- [Work to be completed]
Give all the lines below again, exactly, with no pictures.

- [Provided material]

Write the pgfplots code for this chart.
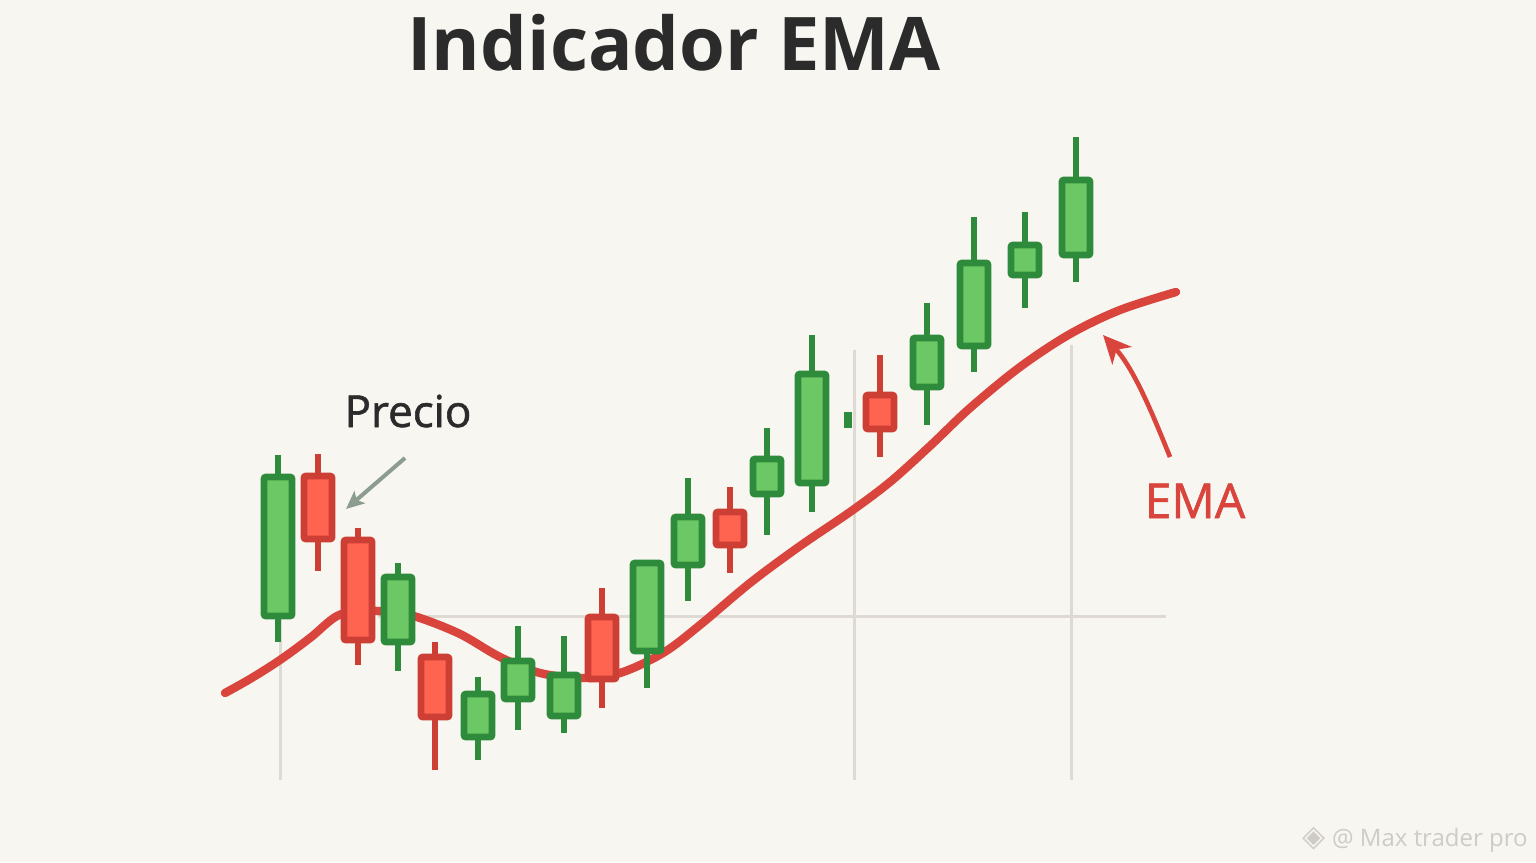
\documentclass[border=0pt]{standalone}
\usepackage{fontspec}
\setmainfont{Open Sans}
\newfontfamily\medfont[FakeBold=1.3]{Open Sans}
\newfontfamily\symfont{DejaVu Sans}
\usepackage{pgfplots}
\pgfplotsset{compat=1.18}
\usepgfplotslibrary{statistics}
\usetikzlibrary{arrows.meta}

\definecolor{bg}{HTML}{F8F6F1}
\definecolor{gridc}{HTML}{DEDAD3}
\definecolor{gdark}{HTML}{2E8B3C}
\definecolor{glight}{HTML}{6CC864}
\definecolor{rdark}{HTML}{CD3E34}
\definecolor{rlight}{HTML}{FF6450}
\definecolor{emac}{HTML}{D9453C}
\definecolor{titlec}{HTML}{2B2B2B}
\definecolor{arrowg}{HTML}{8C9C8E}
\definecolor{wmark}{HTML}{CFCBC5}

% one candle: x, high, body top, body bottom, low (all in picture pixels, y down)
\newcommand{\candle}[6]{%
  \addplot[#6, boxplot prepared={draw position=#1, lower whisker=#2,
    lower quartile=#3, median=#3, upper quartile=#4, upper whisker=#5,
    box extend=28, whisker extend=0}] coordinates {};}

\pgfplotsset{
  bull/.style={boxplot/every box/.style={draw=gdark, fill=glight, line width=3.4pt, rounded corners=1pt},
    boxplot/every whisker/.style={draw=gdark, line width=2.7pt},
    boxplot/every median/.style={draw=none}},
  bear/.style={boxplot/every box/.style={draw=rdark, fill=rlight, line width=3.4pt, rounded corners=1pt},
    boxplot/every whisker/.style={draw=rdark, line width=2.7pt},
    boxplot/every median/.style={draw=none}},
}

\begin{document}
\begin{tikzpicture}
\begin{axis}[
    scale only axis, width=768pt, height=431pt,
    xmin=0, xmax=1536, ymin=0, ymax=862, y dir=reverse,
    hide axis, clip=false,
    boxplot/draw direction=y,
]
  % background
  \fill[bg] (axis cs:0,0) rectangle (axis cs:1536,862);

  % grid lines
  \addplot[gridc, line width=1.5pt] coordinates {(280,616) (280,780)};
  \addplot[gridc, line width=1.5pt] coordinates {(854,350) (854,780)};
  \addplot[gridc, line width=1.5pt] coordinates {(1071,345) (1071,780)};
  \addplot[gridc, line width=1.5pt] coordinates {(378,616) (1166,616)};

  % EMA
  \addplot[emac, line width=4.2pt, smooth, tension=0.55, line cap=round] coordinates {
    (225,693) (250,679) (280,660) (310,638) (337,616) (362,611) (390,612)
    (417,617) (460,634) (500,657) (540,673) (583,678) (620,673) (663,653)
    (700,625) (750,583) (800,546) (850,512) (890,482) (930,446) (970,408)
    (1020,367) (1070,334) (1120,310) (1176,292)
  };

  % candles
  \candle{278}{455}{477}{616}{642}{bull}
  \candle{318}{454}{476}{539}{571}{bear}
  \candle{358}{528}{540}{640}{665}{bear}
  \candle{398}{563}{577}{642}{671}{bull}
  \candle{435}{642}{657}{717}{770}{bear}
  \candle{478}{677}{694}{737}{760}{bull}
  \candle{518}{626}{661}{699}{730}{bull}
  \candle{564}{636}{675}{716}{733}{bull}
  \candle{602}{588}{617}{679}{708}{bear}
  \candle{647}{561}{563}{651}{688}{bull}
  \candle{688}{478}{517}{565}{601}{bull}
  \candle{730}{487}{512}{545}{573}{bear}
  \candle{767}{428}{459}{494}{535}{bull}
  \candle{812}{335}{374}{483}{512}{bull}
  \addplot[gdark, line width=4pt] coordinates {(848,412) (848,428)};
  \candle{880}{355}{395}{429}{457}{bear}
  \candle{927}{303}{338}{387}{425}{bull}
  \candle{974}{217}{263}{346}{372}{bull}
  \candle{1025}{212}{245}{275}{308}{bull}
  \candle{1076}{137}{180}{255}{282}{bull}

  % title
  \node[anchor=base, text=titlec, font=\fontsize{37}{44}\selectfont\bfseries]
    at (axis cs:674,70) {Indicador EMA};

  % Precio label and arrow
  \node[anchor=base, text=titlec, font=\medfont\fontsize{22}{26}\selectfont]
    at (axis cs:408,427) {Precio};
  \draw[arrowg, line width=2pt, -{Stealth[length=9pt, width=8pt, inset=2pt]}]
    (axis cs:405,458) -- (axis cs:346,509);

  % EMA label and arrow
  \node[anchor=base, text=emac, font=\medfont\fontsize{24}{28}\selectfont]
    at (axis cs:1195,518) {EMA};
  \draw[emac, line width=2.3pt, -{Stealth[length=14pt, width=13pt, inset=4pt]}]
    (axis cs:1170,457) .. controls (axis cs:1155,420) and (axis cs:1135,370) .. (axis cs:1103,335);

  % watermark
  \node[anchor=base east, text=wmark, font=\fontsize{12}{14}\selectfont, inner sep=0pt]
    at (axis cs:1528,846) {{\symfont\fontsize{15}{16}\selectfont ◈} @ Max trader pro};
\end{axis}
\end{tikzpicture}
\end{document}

- [Full response]
Write the pgfplots code for this chart.
\documentclass[border=0pt]{standalone}
\usepackage{fontspec}
\setmainfont{Open Sans}
\newfontfamily\medfont[FakeBold=1.3]{Open Sans}
\newfontfamily\symfont{DejaVu Sans}
\usepackage{pgfplots}
\pgfplotsset{compat=1.18}
\usepgfplotslibrary{statistics}
\usetikzlibrary{arrows.meta}

\definecolor{bg}{HTML}{F8F6F1}
\definecolor{gridc}{HTML}{DEDAD3}
\definecolor{gdark}{HTML}{2E8B3C}
\definecolor{glight}{HTML}{6CC864}
\definecolor{rdark}{HTML}{CD3E34}
\definecolor{rlight}{HTML}{FF6450}
\definecolor{emac}{HTML}{D9453C}
\definecolor{titlec}{HTML}{2B2B2B}
\definecolor{arrowg}{HTML}{8C9C8E}
\definecolor{wmark}{HTML}{CFCBC5}

% one candle: x, high, body top, body bottom, low (all in picture pixels, y down)
\newcommand{\candle}[6]{%
  \addplot[#6, boxplot prepared={draw position=#1, lower whisker=#2,
    lower quartile=#3, median=#3, upper quartile=#4, upper whisker=#5,
    box extend=28, whisker extend=0}] coordinates {};}

\pgfplotsset{
  bull/.style={boxplot/every box/.style={draw=gdark, fill=glight, line width=3.4pt, rounded corners=1pt},
    boxplot/every whisker/.style={draw=gdark, line width=2.7pt},
    boxplot/every median/.style={draw=none}},
  bear/.style={boxplot/every box/.style={draw=rdark, fill=rlight, line width=3.4pt, rounded corners=1pt},
    boxplot/every whisker/.style={draw=rdark, line width=2.7pt},
    boxplot/every median/.style={draw=none}},
}

\begin{document}
\begin{tikzpicture}
\begin{axis}[
    scale only axis, width=768pt, height=431pt,
    xmin=0, xmax=1536, ymin=0, ymax=862, y dir=reverse,
    hide axis, clip=false,
    boxplot/draw direction=y,
]
  % background
  \fill[bg] (axis cs:0,0) rectangle (axis cs:1536,862);

  % grid lines
  \addplot[gridc, line width=1.5pt] coordinates {(280,616) (280,780)};
  \addplot[gridc, line width=1.5pt] coordinates {(854,350) (854,780)};
  \addplot[gridc, line width=1.5pt] coordinates {(1071,345) (1071,780)};
  \addplot[gridc, line width=1.5pt] coordinates {(378,616) (1166,616)};

  % EMA
  \addplot[emac, line width=4.2pt, smooth, tension=0.55, line cap=round] coordinates {
    (225,693) (250,679) (280,660) (310,638) (337,616) (362,611) (390,612)
    (417,617) (460,634) (500,657) (540,673) (583,678) (620,673) (663,653)
    (700,625) (750,583) (800,546) (850,512) (890,482) (930,446) (970,408)
    (1020,367) (1070,334) (1120,310) (1176,292)
  };

  % candles
  \candle{278}{455}{477}{616}{642}{bull}
  \candle{318}{454}{476}{539}{571}{bear}
  \candle{358}{528}{540}{640}{665}{bear}
  \candle{398}{563}{577}{642}{671}{bull}
  \candle{435}{642}{657}{717}{770}{bear}
  \candle{478}{677}{694}{737}{760}{bull}
  \candle{518}{626}{661}{699}{730}{bull}
  \candle{564}{636}{675}{716}{733}{bull}
  \candle{602}{588}{617}{679}{708}{bear}
  \candle{647}{561}{563}{651}{688}{bull}
  \candle{688}{478}{517}{565}{601}{bull}
  \candle{730}{487}{512}{545}{573}{bear}
  \candle{767}{428}{459}{494}{535}{bull}
  \candle{812}{335}{374}{483}{512}{bull}
  \addplot[gdark, line width=4pt] coordinates {(848,412) (848,428)};
  \candle{880}{355}{395}{429}{457}{bear}
  \candle{927}{303}{338}{387}{425}{bull}
  \candle{974}{217}{263}{346}{372}{bull}
  \candle{1025}{212}{245}{275}{308}{bull}
  \candle{1076}{137}{180}{255}{282}{bull}

  % title
  \node[anchor=base, text=titlec, font=\fontsize{37}{44}\selectfont\bfseries]
    at (axis cs:674,70) {Indicador EMA};

  % Precio label and arrow
  \node[anchor=base, text=titlec, font=\medfont\fontsize{22}{26}\selectfont]
    at (axis cs:408,427) {Precio};
  \draw[arrowg, line width=2pt, -{Stealth[length=9pt, width=8pt, inset=2pt]}]
    (axis cs:405,458) -- (axis cs:346,509);

  % EMA label and arrow
  \node[anchor=base, text=emac, font=\medfont\fontsize{24}{28}\selectfont]
    at (axis cs:1195,518) {EMA};
  \draw[emac, line width=2.3pt, -{Stealth[length=14pt, width=13pt, inset=4pt]}]
    (axis cs:1170,457) .. controls (axis cs:1155,420) and (axis cs:1135,370) .. (axis cs:1103,335);

  % watermark
  \node[anchor=base east, text=wmark, font=\fontsize{12}{14}\selectfont, inner sep=0pt]
    at (axis cs:1528,846) {{\symfont\fontsize{15}{16}\selectfont ◈} @ Max trader pro};
\end{axis}
\end{tikzpicture}
\end{document}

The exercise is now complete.